Increasing Breast Cancer Diagnosis in Rural Areas and the Evolving Access to Health Care

OncologyONCOLOGY Vol 37, Issue 1
Volume 37
Issue 1
Pages: 7

Co-editor-in-Chief Howard S. Hochster, MD, discusses disparities in access to health care between urban and rural patients with breast cancer, and how they might be addressed.

We assume health care in rural areas is worse than it is at the bastions of education. However, the report by Nguyen et al from the Cleveland Clinic titled “Shorter Time to Treatment Is Associated With Improved Survival in Rural Patients With Breast Cancer Despite Other Adverse Socioeconomic Factors” shows us this is not necessarily the case. The authors reviewed more than 1 million patients with stage I to III breast cancer in the National Cancer Database (NCDB) from 2004 to 2012. This is a select population out of about 4 million patients with such diagnoses in this period. According to the study’s findings, rural patients had a shorter time from diagnosis to first therapeutic intervention and a somewhat higher overall survival (OS) rate. Many of us find this surprising, but there are certainly interesting questions raised by the data.

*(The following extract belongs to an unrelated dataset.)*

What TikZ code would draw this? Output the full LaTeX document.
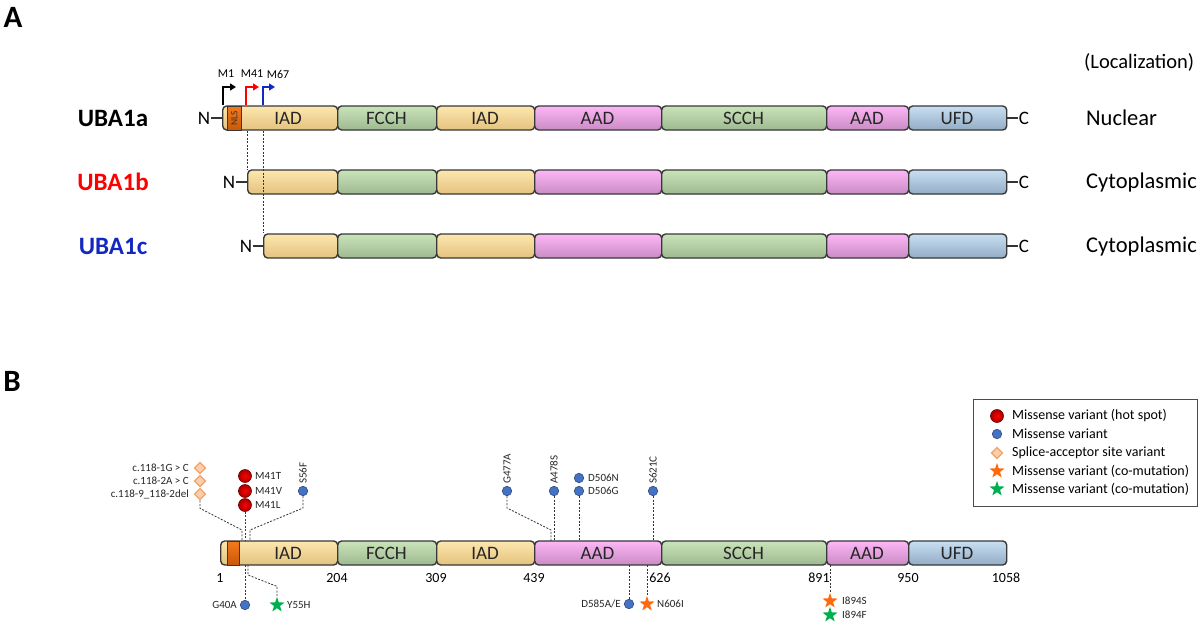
\documentclass[tikz,border=0pt]{standalone}
\usepackage{fontspec}
\setmainfont{Carlito}
\usetikzlibrary{arrows.meta,shapes.geometric}

\definecolor{iadT}{HTML}{FDE7AE}
\definecolor{iadB}{HTML}{E3C27E}
\definecolor{fcchT}{HTML}{CAE4BA}
\definecolor{fcchB}{HTML}{9DB98F}
\definecolor{aadT}{HTML}{FDB6F6}
\definecolor{aadB}{HTML}{C98BC4}
\definecolor{ufdT}{HTML}{C8DEF2}
\definecolor{ufdB}{HTML}{93ADC5}
\definecolor{nlsT}{HTML}{F57A1C}
\definecolor{nlsB}{HTML}{C95808}
\definecolor{misblue}{HTML}{4472C4}
\definecolor{splfill}{HTML}{F9CDAE}
\definecolor{splline}{HTML}{F4A366}
\definecolor{coorange}{HTML}{FF6A10}
\definecolor{cogreen}{HTML}{00B050}
\definecolor{isoblue}{HTML}{1428C0}

\newcommand{\fsz}[1]{\fontsize{#1}{#1}\selectfont}
% domain map shared by every bar: start/end/style/label
\newcommand{\domains}{337/436/fcch/FCCH, 436/534/iad/IAD, 534/661/aad/AAD, 661/826/scch/SCCH, 826/908/aad/AAD, 908/1006/ufd/UFD}

\tikzset{
  dom/.style={draw=black!78,line width=1.4pt,rounded corners=4pt,minimum height=24pt,inner sep=0pt,anchor=west},
  iad/.style={top color=iadT,bottom color=iadB},
  fcch/.style={top color=fcchT,bottom color=fcchB},
  scch/.style={fcch},
  aad/.style={top color=aadT,bottom color=aadB},
  ufd/.style={top color=ufdT,bottom color=ufdB},
  dlab/.style={font=\fsz{19},text=black!85},
  dline/.style={dash pattern=on 2pt off 1.5pt,line width=0.8pt,black!80},
  initarr/.style={line width=1.4pt,-{Triangle[length=6pt,width=7pt]}},
  small/.style={font=\fsz{11},text=black!85},
  hot/.style={circle,minimum size=13pt,inner color=red,outer color=red!65!black,draw=red!45!black,line width=0.6pt},
  mis/.style={circle,minimum size=9.5pt,fill=misblue,draw=misblue!65!black,line width=0.6pt},
  spl/.style={diamond,minimum size=11.5pt,fill=splfill,draw=splline,line width=1.2pt},
  costar/.style={star,star points=5,star point ratio=2.5,minimum size=16pt}
}

\begin{document}
\begin{tikzpicture}[x=1pt,y=-1pt,every node/.style={inner sep=0pt}]
  \useasboundingbox (0,0) rectangle (1200,624);

  %%% A: isoforms
  \node[font=\bfseries\fsz{31}] (pa) at (13,17) {A};
  \node[font=\fsz{20.5},anchor=west] (loc) at (1084,62) {(Localization)};

  \foreach \r/\y/\xs in {a/118/222,b/182/247,c/246/263,p/553/220}{
    \node[dom,iad,minimum width={337-\xs}] (\r-0) at (\xs,\y) {};
    \foreach \xa/\xb/\st/\lab [count=\i] in \domains
      \node[dom,\st,minimum width={\xb-\xa}] (\r-\i) at (\xa,\y) {};
  }
  \foreach \r/\y in {a/118,p/553}{
    \node[dlab] at (288,\y) {IAD};
    \foreach \xa/\xb/\st/\lab in \domains
      \node[dlab] at ({(\xa+\xb)/2},\y) {\lab};
  }

  \node[dom,top color=nlsT,bottom color=nlsB,rounded corners=0pt,line width=0.8pt,minimum width=14pt] (a-nls) at (227,118) {};
  \node[rotate=90,font=\fsz{9.5},text=black!80] at (a-nls.center) {NLS};

  % N and C ends
  \foreach \r/\y/\xn in {a/118/204,b/182/229,c/246/246}{
    \node[font=\fsz{19},inner sep=1pt] (n-\r) at (\xn,\y) {N};
    \draw[line width=1.4pt,black!80] (n-\r.east) -- (\r-0.west);
    \node[font=\fsz{19},inner sep=1pt] (c-\r) at (1024,\y) {C};
    \draw[line width=1.4pt,black!80] (\r-6.east) -- (c-\r.west);
  }

  \node[font=\bfseries\fsz{25}] (name-a) at (113,118) {UBA1a};
  \node[font=\bfseries\fsz{25},text=red] (name-b) at (113,182) {UBA1b};
  \node[font=\bfseries\fsz{25},text=isoblue] (name-c) at (113,246) {UBA1c};
  \node[font=\fsz{22.5},anchor=west] (loc-a) at (1086,118) {Nuclear};
  \node[font=\fsz{22.5},anchor=west] (loc-b) at (1086,182) {Cytoplasmic};
  \node[font=\fsz{22.5},anchor=west] (loc-c) at (1086,246) {Cytoplasmic};

  % start codons
  \coordinate (s-m1) at (223,105);
  \coordinate (s-m41) at (246,105);
  \coordinate (s-m67) at (263,105);
  \draw[initarr,black] (s-m1) -- ++(0,-18) -- ++(13,0);
  \draw[initarr,red] (s-m41) -- ++(0,-18) -- ++(13,0);
  \draw[initarr,isoblue] (s-m67) -- ++(0,-18) -- ++(12,0);
  \node[font=\fsz{12}] (l-m1) at (226,74) {M1};
  \node[font=\fsz{12}] (l-m41) at (252,74) {M41};
  \node[font=\fsz{12}] (l-m67) at (278,74) {M67};

  \draw[dline] (b-0.west |- a-0.south) -- (b-0.north west);
  \draw[dline] (c-0.west |- a-0.south) -- (c-0.north west);

  %%% B: variants
  \node[font=\bfseries\fsz{31}] (pb) at (12,381) {B};
  \node[dom,top color=nlsT,bottom color=nlsB,rounded corners=0pt,line width=0.8pt,minimum width=12pt] (p-nls) at (227,553) {};

  \foreach \x/\n in {220/1,337/204,436/309,534/439,660/626,819/891,908/950,1006/1058}
    \node[font=\fsz{14}] at (\x,578) {\n};

  % points on the bar
  \coordinate (t-spl) at (242,541);
  \coordinate (t-m41) at (245,541);
  \coordinate (t-s56) at (250,541);
  \coordinate (t-g477) at (551,541);
  \coordinate (t-a478) at (554,541);
  \coordinate (t-d506) at (579,541);
  \coordinate (t-s621) at (653,541);
  \coordinate (b-g40) at (245,565);
  \coordinate (b-y55) at (248,565);
  \coordinate (b-d585) at (629,565);
  \coordinate (b-n606) at (647,565);
  \coordinate (b-i894) at (830,565);

  % above the bar
  \node[spl] (spl1) at (200,468) {};
  \node[spl] (spl2) at (200,481) {};
  \node[spl] (spl3) at (200,494) {};
  \node[small,anchor=east] at (189,468) {c.118-1G > C};
  \node[small,anchor=east] at (189,481) {c.118-2A > C};
  \node[small,anchor=east] at (189,494) {c.118-9\_118-2del};
  \draw[dline] (spl3.south) -- ++(0,8) -- ([yshift=11pt]t-spl) -- (t-spl);

  \node[hot] (m41t) at (245,476) {};
  \node[hot] (m41v) at (245,491) {};
  \node[hot] (m41l) at (245,505) {};
  \node[small,anchor=west] at (255,476) {M41T};
  \node[small,anchor=west] at (255,491) {M41V};
  \node[small,anchor=west] at (255,505) {M41L};
  \draw[dline,red!75!black] (m41l.south) -- (t-m41);

  \node[mis] (s56) at (303,491) {};
  \node[small,rotate=90,anchor=west] at (303,484) {S56F};
  \draw[dline] (s56.south) -- ++(0,12) -- ([yshift=11pt]t-s56) -- (t-s56);

  \node[mis] (g477) at (507,491) {};
  \node[small,rotate=90,anchor=west] at (507,484) {G477A};
  \draw[dline] (g477.south) -- ++(0,12) -- ([yshift=11pt]t-g477) -- (t-g477);

  \node[mis] (a478) at (554,491) {};
  \node[small,rotate=90,anchor=west] at (554,484) {A478S};
  \draw[dline] (a478.south) -- (t-a478);

  \node[mis] (d506n) at (579,478) {};
  \node[mis] (d506g) at (579,491) {};
  \node[small,anchor=west] at (588,478) {D506N};
  \node[small,anchor=west] at (588,491) {D506G};
  \draw[dline] (d506g.south) -- (t-d506);

  \node[mis] (s621) at (653,491) {};
  \node[small,rotate=90,anchor=west] at (653,484) {S621C};
  \draw[dline] (s621.south) -- (t-s621);

  % below the bar
  \node[mis] (g40) at (245,605) {};
  \node[small,anchor=east] at (237,605) {G40A};
  \draw[dline] (b-g40) -- (g40.north);

  \node[costar,fill=cogreen] (y55) at (277,605) {};
  \node[small,anchor=west] at (287,605) {Y55H};
  \draw[dline] (b-y55) -- ++(0,10) -- ([yshift=10pt]y55.north) -- (y55.north);

  \node[mis] (d585) at (629,604) {};
  \node[small,anchor=east] at (621,604) {D585A/E};
  \draw[dline] (b-d585) -- (d585.north);

  \node[costar,fill=coorange] (n606) at (647,604) {};
  \node[small,anchor=west] at (657,604) {N606I};
  \draw[dline] (b-n606) -- (n606.north);

  \node[costar,fill=coorange] (i894s) at (830,601) {};
  \node[costar,fill=cogreen] (i894f) at (830,615) {};
  \node[small,anchor=west] at (842,601) {I894S};
  \node[small,anchor=west] at (842,615) {I894F};
  \draw[dline] (b-i894) -- (i894s.north);

  % legend
  \node[draw=black!70,line width=0.8pt,minimum width=224pt,minimum height=107pt,anchor=north west] (legend) at (973,399) {};
  \node[hot] (k1) at (997,416) {};
  \node[mis] (k2) at (997,434) {};
  \node[spl] (k3) at (997,453) {};
  \node[costar,fill=coorange] (k4) at (997,471) {};
  \node[costar,fill=cogreen] (k5) at (997,489) {};
  \foreach \k/\txt in {1/Missense variant (hot spot),2/Missense variant,3/Splice-acceptor site variant,4/Missense variant (co-mutation),5/Missense variant (co-mutation)}
    \node[font=\fsz{14},anchor=west] at ([xshift=15pt]k\k.center) {\txt};
\end{tikzpicture}
\end{document}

However, additional thought should be given to this population. For example, sample bias is a key issue since patient records selected for listing in NCDB are only from Commission on Cancer–accredited institutions. In this report, this results in only 1.5% of patients coming from “rural” areas by the definition in the paper. This contrasts with 18% of the general US population in such sectors, so these few patients receive optimal care in rural health care delivery. The difference in time to intervention is a week shorter for rural patients than for nonrural patients, which results in a statistical difference in OS, although clinically nonsignificant, which the authors note.

More surprising is that these results occur despite some other adverse factors in the rural patient population including older age, lower education level, more intercurrent illness, and much lower income levels. On the other hand, the rural patient group is predominantly White. The strongest key factor affecting OS is surgery as initial therapy (representing curative cases), and this is higher in the rural group also. Other key factors associated with worse outcomes include having stage III disease, nearly as great as having surgery first, being 65 years or older, having government insurance, and race (either Black or White).

The key issue here is access to medical care. Where there is good access to comprehensive care, it does not matter if you are treated in a community center or an academic one. We need to lower these barriers to care everywhere. It will be interesting to see such an analysis with improved access through Medicaid expansion. Maybe some of the problem of poorer outcomes in academic centers comes from the higher private insurance rate, which, for practitioners, puts additional barriers in place through the precertification process every day of our lives. As practitioners, we know how much time we spend on getting approvals for all kinds of testing and treatment, such as PET scans and chemotherapy preapprovals and even obtaining the pain medications patients so desperately need, all of which results in key treatment delays. We must stand for equal and unfettered access to care, be it in a rural or urban setting.